Un Dios que perdona

Autor: Padre Luis de Moya

Sitios Web: Fluvium.org, muertedigna.org, luisdemoya.org

 

 

Es muy oportuno meditar esta página de san Lucas ( Lc 15, 1-3.11-32) durante la Cuaresma. Jesús muestra, no sólo a los escribas y fariseos que murmuraban de El entonces, sino a la humanidad de todos los tiempos, qué significan los Mandamientos y cómo es el corazón de Dios. De la mano del Santo Padre, Juan Pablo II, meditamos brevemente sobre esta parábola. Asistidos por el Espíritu Santo, concluiremos con el Papa, que Dios es un Padre amantísimo de sus hijos los hombres y que nuestro único verdadero mal es apartarnos de El.

El hombre, todo hombre, --afirma Juan Pablo II en la Exhortación Apostólica “Reconciliación y Penitencia”– es este hijo pródigo: hechizado por la tentación de separarse del Padre para vivir independientemente la propia existencia; caído en la tentación; desilusionado por el vacío que, como espejismo, lo había fascinado; solo, deshonrado, explotado mientras buscaba construirse un mundo todo para sí; atormentado incluso desde el fondo de la propia miseria por el deseo de volver a la comunión con el Padre. Como el padre de la parábola, Dios anhela el regreso del hijo, lo abraza a su llegada y adereza la mesa para el banquete del nuevo encuentro, con el que se festeja la reconciliación.

Sin embargo, parece que necesitamos reconvencernos una y otra vez de que nuestro Creador y Señor es verdaderamente bueno y digno de toda confianza. Será preciso comprender, que si no lo vemos lleno de bondad es posiblemente porque vivimos apegados a nuestras apetencias, fijos los ojos en esos otros bienes que tenemos o que deseamos, pero que ni son Dios ni a Dios conducen. Por el contrario, "hechizados" --según dice gráficamente el Santo Padre-- por un bienes pasajeros, nos desviamos del camino que ha dispuesto nuestro Padre Dios para llegar a El. Es muy conveniente que el nos sintamos protagonistas de la parábola evangélica encarnando la figura del hijo menor. Es preciso sentirnos aludidos, reconocer que, más de una vez, nos importó poco el ambiente acogedor de la vida cristiana --que por momentos se nos hacía odioso-- y las costumbres de la Iglesia: el hogar en la tierra de nuestro Padre del Cielo.

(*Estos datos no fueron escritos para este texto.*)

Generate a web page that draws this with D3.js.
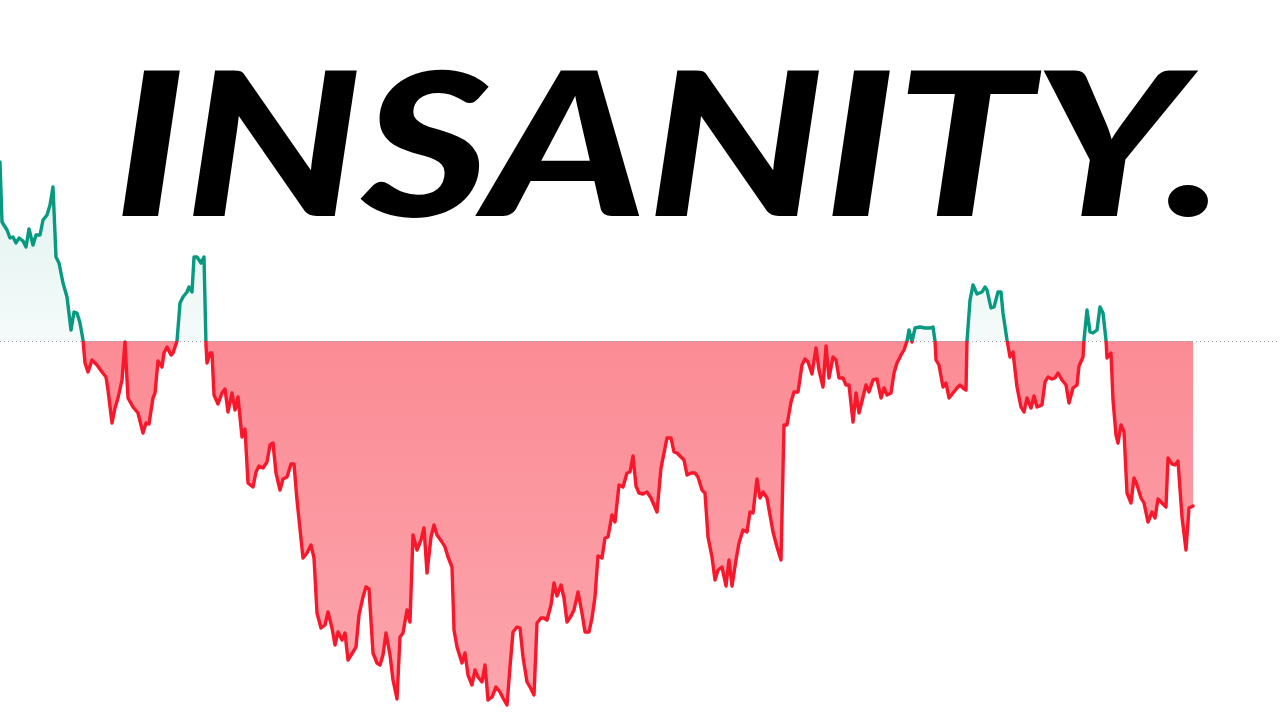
<!DOCTYPE html>
<html>
<head>
<meta charset="utf-8">
<script src="https://cdn.jsdelivr.net/npm/d3@7"></script>
<style>
  html, body { margin: 0; padding: 0; background: #ffffff; overflow: hidden; }
  svg { display: block; }
</style>
</head>
<body>
<svg id="chart" width="1280" height="720"></svg>
<script>
// ---- data ----
const titleText = "INSANITY.";
const baselinePrice = 189.5;

const days = [
  0,0.6,2.1,3,3.9,4.8,5.7,6.9,7.8,8.7,9.9,10.8,12,12.9,14.1,15,15.9,16.8,17.7,18.9,20.1,21.3,22.2,23.1,24,24.9,
  25.5,26.4,27.6,29.1,30.6,31.8,32.4,33.6,34.5,35.4,36.6,37.5,38.4,39.9,41.4,42.9,43.8,44.7,45.9,46.5,47.4,48.6,49.2,50.1,51.3,51.9,53.1,
  54,54.9,56.1,56.7,57.6,58.2,59.1,60.3,61.2,61.8,62.1,63,63.6,64.2,65.4,66.6,67.5,68.4,69.6,70.5,71.4,72.6,73.5,74.4,75.9,
  76.8,77.7,78.9,80.1,81,81.9,82.8,84,84.9,86.1,87.3,88.2,89.1,90.9,92.1,93.3,94.2,95.1,96.3,97.5,98.4,99.6,100.5,101.4,102.6,103.5,104.4,105.9,106.8,107.7,
  108.9,109.8,110.7,111.9,113.1,114,114.9,115.8,117,117.9,119.1,120,120.9,122.1,123,123.9,125.1,126.3,127.2,128.1,129.3,130.2,131.1,132.6,133.5,134.4,135.6,
  136.2,137.1,138.6,139.5,140.4,141.6,142.5,143.4,144.6,145.5,146.4,147.6,148.8,150,150.9,152.1,153,153.9,155.1,156,156.9,158.1,159,160.2,
  161.1,162.3,163.2,164.1,165.3,166.2,167.1,168.3,169.2,170.1,171.3,172.2,173.4,174.6,175.5,176.7,177.6,178.5,179.4,180.6,181.5,182.4,183.6,184.5,185.7,
  186.9,188.1,189,189.9,190.8,191.7,192.9,194.1,195.3,196.2,197.1,198.3,199.2,200.1,201.3,202.2,203.1,204.3,205.2,206.1,207.3,208.5,209.4,210.6,211.5,
  212.4,213.6,214.5,215.4,216.6,217.8,218.7,219.6,220.8,221.7,222.9,224.1,225,225.9,227.1,228,228.9,230.1,231,231.9,233.1,234.3,
  235.2,236.1,237.3,238.2,239.4,240.6,241.5,242.4,243.6,244.8,245.7,246.9,247.8,248.7,249.9,250.8,251.7,252.9,253.8,254.7,
  255.9,256.8,257.7,258.9,259.8,260.7,261.9,263.1,264.3,265.2,266.1,267.3,268.2,269.1,270.3,271.2,272.1,272.7,273.6,274.5,276,277.5,279,279.9,
  280.5,280.8,281.7,282.9,283.8,284.7,285.9,287.1,288,288.9,289.8,290.1,291,291.9,293.1,294.6,295.5,296.1,297.3,298.2,299.4,300.3,300.9,
  302.1,303,303.9,305.1,306.3,307.2,308.1,309.3,310.2,311.1,312.6,313.5,314.4,315.6,316.5,317.4,318.6,319.8,320.7,321.9,323.1,323.7,324.9,
  325.2,326.1,327,327.9,329.1,330,330.9,331.8,332.1,333.3,333.9,334.8,335.4,336.3,337.2,338.1,339.3,340.2,341.1,342.3,343.2,
  344.4,345.6,346.5,347.4,348.6,349.8,350.4,351.6,352.5,353.4,354.6,355.8,356.7,357.9
];

const prices = [
  279,249,245,241,241.5,238.5,241,239.5,236.5,245.5,237.5,242.5,242.5,250,252.5,257.5,266.5,231.5,228.5,218.5,211.5,195,204,203.5,198.5,190,
  178.5,174,180,177.5,174,171.5,165,148.5,156,161,170,189,161,156.5,153.5,143.5,148.5,148,161,163.5,179.5,176.5,183.5,186.5,182.5,183.5,189.5,
  208.5,211.5,214,216.5,214,231.5,231.5,228.5,231.5,187.5,178.5,183.5,183.5,162.5,158,163.5,165.5,154,163.5,155,161.5,141.5,145.5,118.5,116.5,
  124,127,126,129,137.5,138.5,123.5,115,120.5,121.5,128,128,110,81,83.5,87.5,81,53.5,46,47.5,54,46,37.5,44,40,43.5,30,34,36.5,52.5,
  61.5,66.5,65.5,33.5,28.5,27.5,32.5,43.5,32.5,20,10.5,41.5,43.5,55,49,92.5,85,90,96,73.5,91.5,97.5,92.5,89,86.5,81.5,76.5,
  45,36.5,28.5,33.5,22.5,17.5,25,21.5,19,27.5,10,11.5,16.5,14,11,7.5,26.5,44,46.5,46,31.5,19,16.5,12.5,
  48.5,51,51,50,57.5,68.5,62,67.5,61,49,52,55,64,53.5,44,44,51,61.5,82,81,91,91.5,102.5,99,117.5,
  116.5,123.5,124,132,117,113.5,113,114,111,107.5,104,126,133.5,141,141,134,133.5,131.5,130,122.5,123.5,123.5,121.5,115,113.5,
  91.5,81.5,70,75,76.5,67,80,67,80,88.5,95,94,104,103.5,120.5,111,114,111,102.5,94,86.5,80,
  147.5,147.5,159,164,164,177.5,180.5,179,173,186,175,166.5,187,171,181.5,180,171,171,167.5,167.5,
  149,163.5,153.5,161.5,167.5,164,170,170.5,161,166,162.5,163.5,173.5,178.5,182.5,185,189.5,195,189,196,196.5,196,196,196.5,
  189.5,180,177.5,166.5,168.5,161,163.5,166,167.5,166,165,189.5,210,217.5,213,214,216.5,215,206,206.5,214,214,203.5,
  190,181.5,184,166.5,156.5,154,161,156,162,156.5,157.5,169,171.5,170.5,171,173.5,170,167.5,158.5,166,167.5,177,181.5,
  190,205,194,193.5,195,206.5,203.5,190,181,183.5,160,142.5,138.5,147.5,144,113.5,108.5,121,117.5,111,108.5,
  99,104,101,110.5,108.5,106.5,131,128,127.5,129.5,101.5,85,106,107
];

// ---- layout / style ----
const W = 1280, H = 720;
const upColor = "#089981", downColor = "#f7182b";

const svg = d3.select("#chart");
const series = days.map((d, i) => ({ day: d, price: prices[i] }));

const x = d3.scaleLinear().domain([0, d3.max(days)]).range([0, 1193]);
const y = d3.scaleLinear().domain([0, 360]).range([H, 0]);
const yBase = y(baselinePrice);

const defs = svg.append("defs");
defs.append("clipPath").attr("id", "clipUp")
  .append("rect").attr("x", 0).attr("y", 0).attr("width", W).attr("height", yBase);
defs.append("clipPath").attr("id", "clipDown")
  .append("rect").attr("x", 0).attr("y", yBase).attr("width", W).attr("height", H - yBase);

const gUp = defs.append("linearGradient").attr("id", "gradUp")
  .attr("gradientUnits", "userSpaceOnUse").attr("x1", 0).attr("x2", 0)
  .attr("y1", y(d3.max(prices))).attr("y2", yBase);
gUp.append("stop").attr("offset", "0%").attr("stop-color", upColor).attr("stop-opacity", 0.13);
gUp.append("stop").attr("offset", "100%").attr("stop-color", upColor).attr("stop-opacity", 0.04);

const gDown = defs.append("linearGradient").attr("id", "gradDown")
  .attr("gradientUnits", "userSpaceOnUse").attr("x1", 0).attr("x2", 0)
  .attr("y1", yBase).attr("y2", y(d3.min(prices)));
gDown.append("stop").attr("offset", "0%").attr("stop-color", downColor).attr("stop-opacity", 0.5);
gDown.append("stop").attr("offset", "100%").attr("stop-color", downColor).attr("stop-opacity", 0.39);

const area = d3.area().x(d => x(d.day)).y0(yBase).y1(d => y(d.price));
const line = d3.line().x(d => x(d.day)).y(d => y(d.price));

svg.append("path").datum(series).attr("d", area)
  .attr("fill", "url(#gradUp)").attr("clip-path", "url(#clipUp)");
svg.append("path").datum(series).attr("d", area)
  .attr("fill", "url(#gradDown)").attr("clip-path", "url(#clipDown)");

// dotted baseline
svg.append("line")
  .attr("x1", 0).attr("x2", W).attr("y1", yBase + 0.5).attr("y2", yBase + 0.5)
  .attr("stroke", "#9aa1ab").attr("stroke-width", 1).attr("stroke-dasharray", "1,3");

svg.append("path").datum(series).attr("d", line)
  .attr("fill", "none").attr("stroke", upColor).attr("stroke-width", 3.4)
  .attr("stroke-linejoin", "round").attr("stroke-linecap", "round")
  .attr("clip-path", "url(#clipUp)");
svg.append("path").datum(series).attr("d", line)
  .attr("fill", "none").attr("stroke", downColor).attr("stroke-width", 3.4)
  .attr("stroke-linejoin", "round").attr("stroke-linecap", "round")
  .attr("clip-path", "url(#clipDown)");

// title
svg.append("text")
  .attr("x", 114).attr("y", 216)
  .attr("font-family", "Lato, Roboto, 'Open Sans', 'Liberation Sans', sans-serif")
  .attr("font-weight", 900).attr("font-style", "italic")
  .attr("font-size", 200)
  .attr("textLength", 1110).attr("lengthAdjust", "spacingAndGlyphs")
  .attr("fill", "#000")
  .text(titleText);
</script>
</body>
</html>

A veces, en efecto, nos sucede como al hijo menor de la parábola: soñamos con ideales de vida que son ajenos al querer de Quien nos pensó, y nos dio la vida y todos nuestros talentos. Nos consta su bondad al vernos en el lugar de privilegio que, según su voluntad, ocupamos en este mundo frente al resto de la creación. Estamos convencidos también, como aquel hijo menor, de que nunca nos faltará lo necesario para ser felices si somos fieles, porque vivimos con un Padre bueno. Sin embargo, de cuando en cuando nos ciegan las pasiones y se apodera de nosotros el orgullo: desconfiamos de Dios para hacer nuestro antojo: comodidad, independencia, autonomía, prestigio, fama, riquezas, sensualidad, honores, poder, orgullo, etc., que en ese momento preferimos a su voluntad.

Al poco tiempo --muchos años es también poco tiempo en la historia del mundo-- vamos a experimentar necesariamente el hastío. Sucede siempre --sólo nos puede saciar Dios--, que cualquier otro ideal logrado, distinto de El mismo, nos acaba pareciendo pequeño. Y no es raro que la injusticia propia de las obras sin Dios, se vuelva contra el injusto y acabemos pagando en propia carne las consecuencias de nuestros desvaríos. Así sucede a los egoístas, que son tristes; a los que mienten, que pierden credibilidad; a los orgullosos, que se quedan solos... Como a aquel hijo menor, las consecuencias de los propios pecados nos harán sufrir.

Que la experiencia de la poquedad la personal, con la tristeza que le acompaña, nos haga recapacitar, como recapacitó aquel otro hijo, y que volvamos arrepentidos cada vez que sea preciso al sacramento de la Penitencia. Nuestro Padre Dios nos espera siempre y nuestra Madre se alegra lo indecible con nuestro regreso.